GMGC-mapper
Command line tool to query the Global Microbial Gene Catalog (GMGC).
Install
GMGC-mapper runs on Python 3.6-3.8 and requires prodigal to be available for genome mode.
Conda install
The easiest way to install GMGC-mapper is through bioconda, which will ensure
all dependencies (including prodigal
) are installed automatically:
conda install -c bioconda gmgc-mapper
pip install
Alternatively, GMGC-mapper
is available from PyPI, so can be installed
through pip:
pip install GMGC-mapper
Note that this does not install prodigal
(which is necessary for the
genome-based workflow).
Install from source
Finally, especially if you are retrieving the cutting edge version from Github, you can install with the standard
python setup.py install
Examples
- Input is a genome sequence.
gmgc-mapper -i input.fasta -o output
- Input is DNA/protein gene sequences
gmgc-mapper --nt-genes genes.fna --aa-genes genes.faa -o output
The nucleotide input is optional (but should be used if available so that the quality of the hits can be refined):
gmgc-mapper --aa-genes genes.faa -o output
If yout input is a metagenome, you can use NGLess for assembly and gene prediction. For more details, read the docs.
Output
The output folder will contain
- Outputs of gene prediction (prodigal).
- Complete data table, listing all the hits in GMGC, per gene.

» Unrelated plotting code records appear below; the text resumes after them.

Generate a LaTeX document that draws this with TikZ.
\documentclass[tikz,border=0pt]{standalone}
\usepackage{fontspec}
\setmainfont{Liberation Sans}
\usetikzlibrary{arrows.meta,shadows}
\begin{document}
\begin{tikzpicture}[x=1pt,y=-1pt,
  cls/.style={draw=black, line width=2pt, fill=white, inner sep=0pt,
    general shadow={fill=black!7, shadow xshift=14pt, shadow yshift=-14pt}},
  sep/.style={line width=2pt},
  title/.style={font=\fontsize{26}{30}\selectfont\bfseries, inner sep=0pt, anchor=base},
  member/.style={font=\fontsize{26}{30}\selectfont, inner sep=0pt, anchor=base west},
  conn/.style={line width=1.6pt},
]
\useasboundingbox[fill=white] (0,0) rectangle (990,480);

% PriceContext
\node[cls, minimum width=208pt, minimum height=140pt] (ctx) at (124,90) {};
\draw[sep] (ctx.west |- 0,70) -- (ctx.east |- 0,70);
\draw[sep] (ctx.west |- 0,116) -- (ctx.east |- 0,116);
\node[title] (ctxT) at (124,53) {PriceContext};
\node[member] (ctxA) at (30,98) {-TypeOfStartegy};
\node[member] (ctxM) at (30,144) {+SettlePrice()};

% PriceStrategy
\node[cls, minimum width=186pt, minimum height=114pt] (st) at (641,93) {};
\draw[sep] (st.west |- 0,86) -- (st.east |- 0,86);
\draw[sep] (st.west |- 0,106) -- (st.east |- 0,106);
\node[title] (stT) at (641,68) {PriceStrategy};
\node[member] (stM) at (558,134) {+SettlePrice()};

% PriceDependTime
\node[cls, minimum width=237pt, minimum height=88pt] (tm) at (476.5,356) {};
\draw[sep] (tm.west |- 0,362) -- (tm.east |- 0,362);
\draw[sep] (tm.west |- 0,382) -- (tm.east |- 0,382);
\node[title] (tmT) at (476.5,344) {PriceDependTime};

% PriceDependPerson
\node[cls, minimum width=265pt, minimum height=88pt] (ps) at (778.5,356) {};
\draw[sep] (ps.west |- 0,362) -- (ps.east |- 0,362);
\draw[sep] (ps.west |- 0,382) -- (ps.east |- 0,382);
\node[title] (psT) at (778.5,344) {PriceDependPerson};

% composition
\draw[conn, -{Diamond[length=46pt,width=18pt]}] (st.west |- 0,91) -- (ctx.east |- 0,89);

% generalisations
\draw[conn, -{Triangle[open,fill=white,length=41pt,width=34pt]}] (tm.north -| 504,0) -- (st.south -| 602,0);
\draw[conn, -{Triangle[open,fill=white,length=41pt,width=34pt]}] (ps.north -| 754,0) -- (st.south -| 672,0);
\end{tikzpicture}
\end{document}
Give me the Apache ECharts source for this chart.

- Complete table, listing all the genome bins (MAGs) that are found in the results.
- Human readable summary.
For more details, read the docs. A description of the outputs is also written to output folder for convenience.
Parameters
-
-i/--input
: path to the input genome file(.fasta/.gz/.bz2). -
-o/--output
: Output directory (will be created if non-existent). -
--nt-genes
: path to the input DNA gene file(.fasta/.gz/.bz2). -
--aa-genes
: path to the input Protein gene file(.fasta/.gz/.bz2).